- [WRITTEN PROBLEM] Write the data below out exactly as it stands. Do not include the pictures.

%%

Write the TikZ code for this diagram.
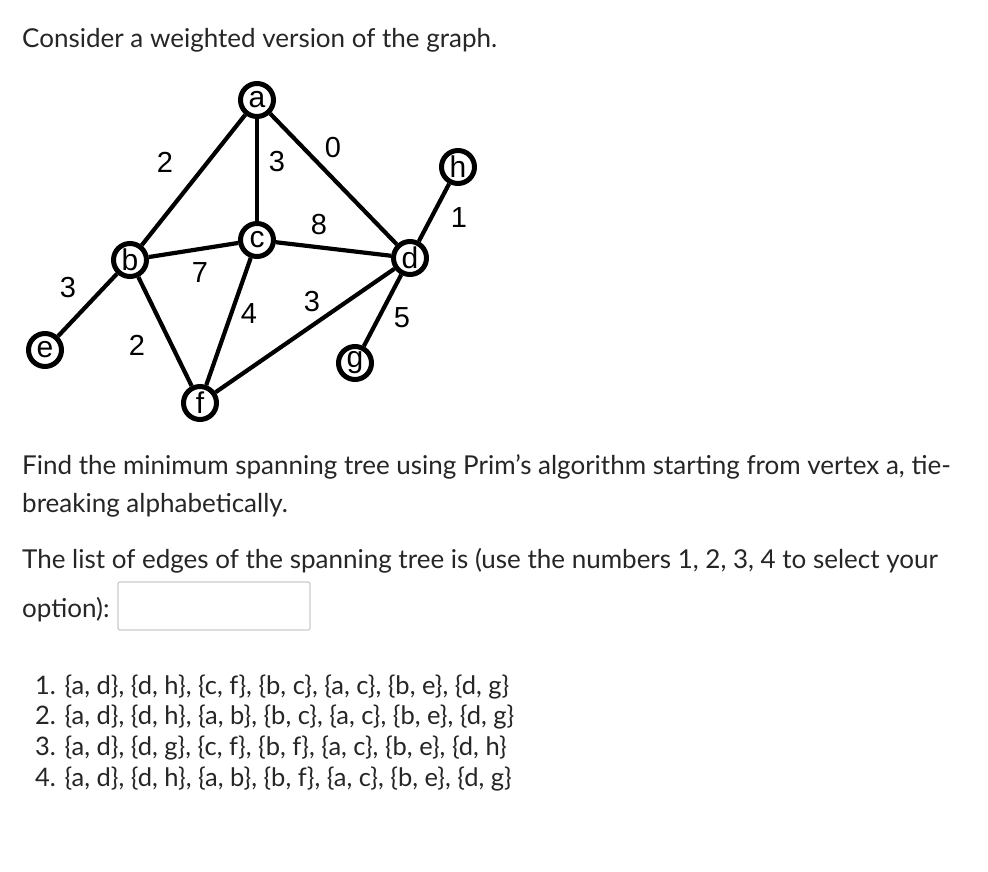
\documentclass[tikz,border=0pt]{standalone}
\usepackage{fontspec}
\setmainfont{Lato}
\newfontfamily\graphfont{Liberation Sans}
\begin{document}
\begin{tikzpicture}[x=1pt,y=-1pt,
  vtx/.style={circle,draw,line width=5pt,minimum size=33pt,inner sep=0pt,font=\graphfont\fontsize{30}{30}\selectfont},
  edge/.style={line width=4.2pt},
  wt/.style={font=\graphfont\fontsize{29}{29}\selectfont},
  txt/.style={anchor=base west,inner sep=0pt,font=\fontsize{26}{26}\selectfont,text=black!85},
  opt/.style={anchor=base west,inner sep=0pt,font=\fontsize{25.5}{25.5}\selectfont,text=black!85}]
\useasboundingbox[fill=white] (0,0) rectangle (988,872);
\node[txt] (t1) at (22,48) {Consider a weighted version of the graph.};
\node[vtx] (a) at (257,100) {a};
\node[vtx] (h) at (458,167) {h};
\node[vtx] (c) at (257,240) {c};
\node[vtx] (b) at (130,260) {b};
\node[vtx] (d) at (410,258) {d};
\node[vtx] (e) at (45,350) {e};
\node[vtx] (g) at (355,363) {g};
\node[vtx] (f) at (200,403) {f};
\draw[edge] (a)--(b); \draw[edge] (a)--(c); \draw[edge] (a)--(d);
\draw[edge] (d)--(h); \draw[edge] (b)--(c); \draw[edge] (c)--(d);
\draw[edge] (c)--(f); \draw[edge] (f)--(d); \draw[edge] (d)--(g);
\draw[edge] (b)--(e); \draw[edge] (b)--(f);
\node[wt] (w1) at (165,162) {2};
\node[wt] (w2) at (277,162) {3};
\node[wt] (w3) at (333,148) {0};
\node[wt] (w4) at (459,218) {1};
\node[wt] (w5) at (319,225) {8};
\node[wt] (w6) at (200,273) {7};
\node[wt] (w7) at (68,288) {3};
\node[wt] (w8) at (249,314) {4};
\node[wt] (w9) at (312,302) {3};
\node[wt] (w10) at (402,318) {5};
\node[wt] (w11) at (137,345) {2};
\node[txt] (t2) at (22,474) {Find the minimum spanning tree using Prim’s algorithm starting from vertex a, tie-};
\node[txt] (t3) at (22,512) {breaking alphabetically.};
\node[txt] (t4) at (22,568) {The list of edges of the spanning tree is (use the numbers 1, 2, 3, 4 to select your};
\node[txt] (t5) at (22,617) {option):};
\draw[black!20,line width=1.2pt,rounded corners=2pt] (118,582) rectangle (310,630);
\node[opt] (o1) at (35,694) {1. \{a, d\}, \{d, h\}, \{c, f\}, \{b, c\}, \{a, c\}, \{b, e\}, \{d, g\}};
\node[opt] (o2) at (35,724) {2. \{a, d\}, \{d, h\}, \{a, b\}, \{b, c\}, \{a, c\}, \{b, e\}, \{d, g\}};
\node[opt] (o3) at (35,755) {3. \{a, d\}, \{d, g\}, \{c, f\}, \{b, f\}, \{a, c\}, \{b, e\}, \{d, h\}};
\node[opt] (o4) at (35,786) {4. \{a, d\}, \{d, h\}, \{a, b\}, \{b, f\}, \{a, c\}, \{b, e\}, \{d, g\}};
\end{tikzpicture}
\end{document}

%%

- [EXPECTED OUTPUT]
Write the TikZ code for this diagram.
\documentclass[tikz,border=0pt]{standalone}
\usepackage{fontspec}
\setmainfont{Lato}
\newfontfamily\graphfont{Liberation Sans}
\begin{document}
\begin{tikzpicture}[x=1pt,y=-1pt,
  vtx/.style={circle,draw,line width=5pt,minimum size=33pt,inner sep=0pt,font=\graphfont\fontsize{30}{30}\selectfont},
  edge/.style={line width=4.2pt},
  wt/.style={font=\graphfont\fontsize{29}{29}\selectfont},
  txt/.style={anchor=base west,inner sep=0pt,font=\fontsize{26}{26}\selectfont,text=black!85},
  opt/.style={anchor=base west,inner sep=0pt,font=\fontsize{25.5}{25.5}\selectfont,text=black!85}]
\useasboundingbox[fill=white] (0,0) rectangle (988,872);
\node[txt] (t1) at (22,48) {Consider a weighted version of the graph.};
\node[vtx] (a) at (257,100) {a};
\node[vtx] (h) at (458,167) {h};
\node[vtx] (c) at (257,240) {c};
\node[vtx] (b) at (130,260) {b};
\node[vtx] (d) at (410,258) {d};
\node[vtx] (e) at (45,350) {e};
\node[vtx] (g) at (355,363) {g};
\node[vtx] (f) at (200,403) {f};
\draw[edge] (a)--(b); \draw[edge] (a)--(c); \draw[edge] (a)--(d);
\draw[edge] (d)--(h); \draw[edge] (b)--(c); \draw[edge] (c)--(d);
\draw[edge] (c)--(f); \draw[edge] (f)--(d); \draw[edge] (d)--(g);
\draw[edge] (b)--(e); \draw[edge] (b)--(f);
\node[wt] (w1) at (165,162) {2};
\node[wt] (w2) at (277,162) {3};
\node[wt] (w3) at (333,148) {0};
\node[wt] (w4) at (459,218) {1};
\node[wt] (w5) at (319,225) {8};
\node[wt] (w6) at (200,273) {7};
\node[wt] (w7) at (68,288) {3};
\node[wt] (w8) at (249,314) {4};
\node[wt] (w9) at (312,302) {3};
\node[wt] (w10) at (402,318) {5};
\node[wt] (w11) at (137,345) {2};
\node[txt] (t2) at (22,474) {Find the minimum spanning tree using Prim’s algorithm starting from vertex a, tie-};
\node[txt] (t3) at (22,512) {breaking alphabetically.};
\node[txt] (t4) at (22,568) {The list of edges of the spanning tree is (use the numbers 1, 2, 3, 4 to select your};
\node[txt] (t5) at (22,617) {option):};
\draw[black!20,line width=1.2pt,rounded corners=2pt] (118,582) rectangle (310,630);
\node[opt] (o1) at (35,694) {1. \{a, d\}, \{d, h\}, \{c, f\}, \{b, c\}, \{a, c\}, \{b, e\}, \{d, g\}};
\node[opt] (o2) at (35,724) {2. \{a, d\}, \{d, h\}, \{a, b\}, \{b, c\}, \{a, c\}, \{b, e\}, \{d, g\}};
\node[opt] (o3) at (35,755) {3. \{a, d\}, \{d, g\}, \{c, f\}, \{b, f\}, \{a, c\}, \{b, e\}, \{d, h\}};
\node[opt] (o4) at (35,786) {4. \{a, d\}, \{d, h\}, \{a, b\}, \{b, f\}, \{a, c\}, \{b, e\}, \{d, g\}};
\end{tikzpicture}
\end{document}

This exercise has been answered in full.